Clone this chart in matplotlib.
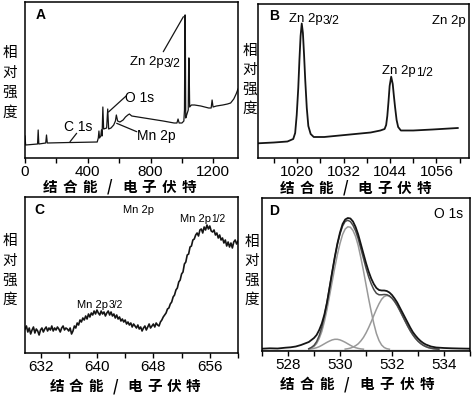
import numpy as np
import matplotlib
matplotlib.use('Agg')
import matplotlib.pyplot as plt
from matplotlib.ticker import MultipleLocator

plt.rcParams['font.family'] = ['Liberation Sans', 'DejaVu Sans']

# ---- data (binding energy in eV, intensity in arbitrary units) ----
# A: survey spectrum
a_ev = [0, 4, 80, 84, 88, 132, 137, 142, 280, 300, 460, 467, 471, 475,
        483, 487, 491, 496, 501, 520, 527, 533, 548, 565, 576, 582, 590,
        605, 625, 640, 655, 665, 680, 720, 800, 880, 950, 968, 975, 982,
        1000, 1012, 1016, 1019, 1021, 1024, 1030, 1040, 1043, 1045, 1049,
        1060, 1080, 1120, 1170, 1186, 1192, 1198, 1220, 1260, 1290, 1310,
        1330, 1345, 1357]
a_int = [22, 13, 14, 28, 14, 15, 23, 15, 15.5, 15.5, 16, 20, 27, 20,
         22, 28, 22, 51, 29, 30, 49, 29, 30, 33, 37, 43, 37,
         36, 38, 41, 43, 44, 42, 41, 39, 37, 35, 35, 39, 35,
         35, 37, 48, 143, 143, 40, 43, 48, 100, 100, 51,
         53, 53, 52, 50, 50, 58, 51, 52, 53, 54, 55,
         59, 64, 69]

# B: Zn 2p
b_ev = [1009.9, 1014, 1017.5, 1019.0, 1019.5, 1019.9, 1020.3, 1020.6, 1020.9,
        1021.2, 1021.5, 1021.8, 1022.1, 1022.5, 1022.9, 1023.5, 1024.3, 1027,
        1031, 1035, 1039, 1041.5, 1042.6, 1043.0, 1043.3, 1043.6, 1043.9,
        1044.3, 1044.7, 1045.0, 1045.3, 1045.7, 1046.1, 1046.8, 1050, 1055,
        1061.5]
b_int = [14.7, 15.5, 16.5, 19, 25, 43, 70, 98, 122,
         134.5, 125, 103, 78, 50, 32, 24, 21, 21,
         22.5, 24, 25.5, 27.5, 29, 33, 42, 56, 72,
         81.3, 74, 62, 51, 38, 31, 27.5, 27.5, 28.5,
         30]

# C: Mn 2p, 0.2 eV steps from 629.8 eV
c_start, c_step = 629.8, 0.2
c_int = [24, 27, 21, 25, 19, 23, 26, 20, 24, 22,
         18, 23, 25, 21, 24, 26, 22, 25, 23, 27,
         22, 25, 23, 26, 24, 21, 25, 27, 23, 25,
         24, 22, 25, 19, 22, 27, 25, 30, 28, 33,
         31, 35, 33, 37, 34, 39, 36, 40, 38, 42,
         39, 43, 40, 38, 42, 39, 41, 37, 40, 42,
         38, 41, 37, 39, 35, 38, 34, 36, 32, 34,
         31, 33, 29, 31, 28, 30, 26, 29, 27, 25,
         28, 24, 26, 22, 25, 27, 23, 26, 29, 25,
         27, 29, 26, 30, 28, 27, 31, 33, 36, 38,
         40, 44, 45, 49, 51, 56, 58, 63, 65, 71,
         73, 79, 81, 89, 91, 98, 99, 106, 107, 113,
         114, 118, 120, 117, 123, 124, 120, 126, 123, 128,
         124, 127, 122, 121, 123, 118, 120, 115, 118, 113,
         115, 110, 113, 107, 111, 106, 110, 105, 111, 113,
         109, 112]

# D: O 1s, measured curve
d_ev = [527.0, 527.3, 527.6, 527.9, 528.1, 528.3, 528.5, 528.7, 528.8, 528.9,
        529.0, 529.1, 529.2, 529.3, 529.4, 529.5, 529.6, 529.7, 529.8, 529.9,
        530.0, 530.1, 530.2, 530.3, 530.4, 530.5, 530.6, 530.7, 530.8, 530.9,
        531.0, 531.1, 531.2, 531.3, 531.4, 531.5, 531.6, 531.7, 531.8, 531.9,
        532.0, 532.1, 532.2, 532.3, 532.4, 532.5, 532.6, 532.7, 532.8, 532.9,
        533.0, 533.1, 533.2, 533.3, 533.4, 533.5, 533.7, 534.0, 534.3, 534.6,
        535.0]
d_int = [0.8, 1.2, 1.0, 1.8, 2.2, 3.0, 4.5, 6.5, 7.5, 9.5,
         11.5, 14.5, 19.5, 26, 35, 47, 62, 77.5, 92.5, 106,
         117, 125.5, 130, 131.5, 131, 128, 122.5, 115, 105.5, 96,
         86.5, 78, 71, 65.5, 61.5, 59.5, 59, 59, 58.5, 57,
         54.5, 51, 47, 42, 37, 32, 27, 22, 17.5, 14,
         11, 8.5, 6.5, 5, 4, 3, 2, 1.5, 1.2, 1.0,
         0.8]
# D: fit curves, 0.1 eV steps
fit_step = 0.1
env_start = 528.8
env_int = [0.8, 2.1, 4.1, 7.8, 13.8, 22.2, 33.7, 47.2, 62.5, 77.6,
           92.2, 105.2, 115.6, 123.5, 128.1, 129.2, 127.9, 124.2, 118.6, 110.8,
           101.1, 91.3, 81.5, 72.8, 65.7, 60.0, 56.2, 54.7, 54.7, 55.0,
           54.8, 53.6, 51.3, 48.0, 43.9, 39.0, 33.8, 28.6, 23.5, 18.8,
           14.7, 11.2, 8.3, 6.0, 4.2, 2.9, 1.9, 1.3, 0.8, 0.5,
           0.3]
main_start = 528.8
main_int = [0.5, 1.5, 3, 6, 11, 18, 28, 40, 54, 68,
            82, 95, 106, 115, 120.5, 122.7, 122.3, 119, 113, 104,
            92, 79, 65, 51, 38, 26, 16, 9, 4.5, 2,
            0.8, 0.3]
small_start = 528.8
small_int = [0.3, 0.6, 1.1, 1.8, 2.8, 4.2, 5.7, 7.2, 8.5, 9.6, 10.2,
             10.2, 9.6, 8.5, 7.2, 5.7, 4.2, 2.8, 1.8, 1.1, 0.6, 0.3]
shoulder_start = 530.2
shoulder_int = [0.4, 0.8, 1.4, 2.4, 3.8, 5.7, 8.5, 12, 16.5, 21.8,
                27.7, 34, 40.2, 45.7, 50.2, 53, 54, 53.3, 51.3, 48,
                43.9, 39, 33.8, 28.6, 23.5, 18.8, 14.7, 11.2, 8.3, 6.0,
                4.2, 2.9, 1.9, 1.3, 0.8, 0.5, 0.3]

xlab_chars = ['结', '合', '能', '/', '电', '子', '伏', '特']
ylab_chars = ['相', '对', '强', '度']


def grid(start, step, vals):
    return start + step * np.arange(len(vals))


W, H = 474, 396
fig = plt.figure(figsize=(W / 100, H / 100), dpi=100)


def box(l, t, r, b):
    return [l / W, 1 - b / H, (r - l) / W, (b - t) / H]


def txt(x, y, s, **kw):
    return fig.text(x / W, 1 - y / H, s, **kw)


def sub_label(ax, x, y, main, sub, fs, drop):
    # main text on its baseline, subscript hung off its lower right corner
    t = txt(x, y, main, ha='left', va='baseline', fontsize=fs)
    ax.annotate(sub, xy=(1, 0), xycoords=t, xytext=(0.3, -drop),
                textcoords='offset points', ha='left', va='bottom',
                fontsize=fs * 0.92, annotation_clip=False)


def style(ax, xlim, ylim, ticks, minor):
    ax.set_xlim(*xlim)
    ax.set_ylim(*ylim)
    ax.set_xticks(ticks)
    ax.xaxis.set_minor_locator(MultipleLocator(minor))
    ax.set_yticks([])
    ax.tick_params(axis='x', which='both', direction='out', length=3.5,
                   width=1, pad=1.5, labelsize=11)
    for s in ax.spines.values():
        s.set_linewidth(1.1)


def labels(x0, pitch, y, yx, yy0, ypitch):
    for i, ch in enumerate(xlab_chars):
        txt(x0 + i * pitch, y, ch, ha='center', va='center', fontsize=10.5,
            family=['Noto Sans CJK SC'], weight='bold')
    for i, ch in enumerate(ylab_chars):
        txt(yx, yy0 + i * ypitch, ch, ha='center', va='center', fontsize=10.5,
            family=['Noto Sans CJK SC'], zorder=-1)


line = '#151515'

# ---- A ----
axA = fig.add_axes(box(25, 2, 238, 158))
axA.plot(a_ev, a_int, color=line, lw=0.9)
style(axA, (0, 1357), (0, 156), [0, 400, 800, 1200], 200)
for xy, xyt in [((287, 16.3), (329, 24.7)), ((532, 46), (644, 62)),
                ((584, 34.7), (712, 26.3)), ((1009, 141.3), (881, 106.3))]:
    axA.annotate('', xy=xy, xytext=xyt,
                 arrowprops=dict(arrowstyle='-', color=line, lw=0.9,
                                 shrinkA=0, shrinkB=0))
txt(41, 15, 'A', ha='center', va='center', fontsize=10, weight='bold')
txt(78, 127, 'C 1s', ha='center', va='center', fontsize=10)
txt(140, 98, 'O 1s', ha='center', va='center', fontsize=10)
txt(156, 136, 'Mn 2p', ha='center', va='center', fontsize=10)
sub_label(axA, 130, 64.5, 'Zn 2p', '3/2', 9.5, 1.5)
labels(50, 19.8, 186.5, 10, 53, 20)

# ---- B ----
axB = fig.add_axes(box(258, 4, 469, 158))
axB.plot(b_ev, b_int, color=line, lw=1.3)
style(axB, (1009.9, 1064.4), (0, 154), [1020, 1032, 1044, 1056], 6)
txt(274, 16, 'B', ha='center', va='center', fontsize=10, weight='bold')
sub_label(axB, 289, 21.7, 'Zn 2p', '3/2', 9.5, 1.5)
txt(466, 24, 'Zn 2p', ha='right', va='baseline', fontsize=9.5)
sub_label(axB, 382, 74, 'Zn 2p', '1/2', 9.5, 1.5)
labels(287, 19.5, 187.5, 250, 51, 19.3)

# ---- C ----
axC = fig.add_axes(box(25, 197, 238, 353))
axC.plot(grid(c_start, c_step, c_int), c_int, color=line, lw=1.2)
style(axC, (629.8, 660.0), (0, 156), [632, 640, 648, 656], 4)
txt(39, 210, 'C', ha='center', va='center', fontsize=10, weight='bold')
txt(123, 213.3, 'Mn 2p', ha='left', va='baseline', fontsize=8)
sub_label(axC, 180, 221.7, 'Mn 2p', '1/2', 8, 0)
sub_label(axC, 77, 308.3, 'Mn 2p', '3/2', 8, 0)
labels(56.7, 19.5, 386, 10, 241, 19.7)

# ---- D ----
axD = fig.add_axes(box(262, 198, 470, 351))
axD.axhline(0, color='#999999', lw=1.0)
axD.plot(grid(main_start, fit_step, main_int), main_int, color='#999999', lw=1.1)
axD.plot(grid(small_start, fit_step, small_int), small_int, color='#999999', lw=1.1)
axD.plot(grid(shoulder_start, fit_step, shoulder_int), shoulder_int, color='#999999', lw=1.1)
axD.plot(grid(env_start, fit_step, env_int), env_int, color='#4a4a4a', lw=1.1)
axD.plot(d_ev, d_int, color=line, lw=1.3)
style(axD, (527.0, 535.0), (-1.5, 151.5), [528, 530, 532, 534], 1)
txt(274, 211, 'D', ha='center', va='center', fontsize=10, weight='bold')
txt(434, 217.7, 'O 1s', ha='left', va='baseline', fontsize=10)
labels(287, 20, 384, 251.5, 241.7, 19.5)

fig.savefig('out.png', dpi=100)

━━━━━━━━━━━━━━━━━━━━━━━━━━━━━━

Job. In the data above, count the lines where the word "matplotlib" appears; reply with the number only.

Reply to the task. 5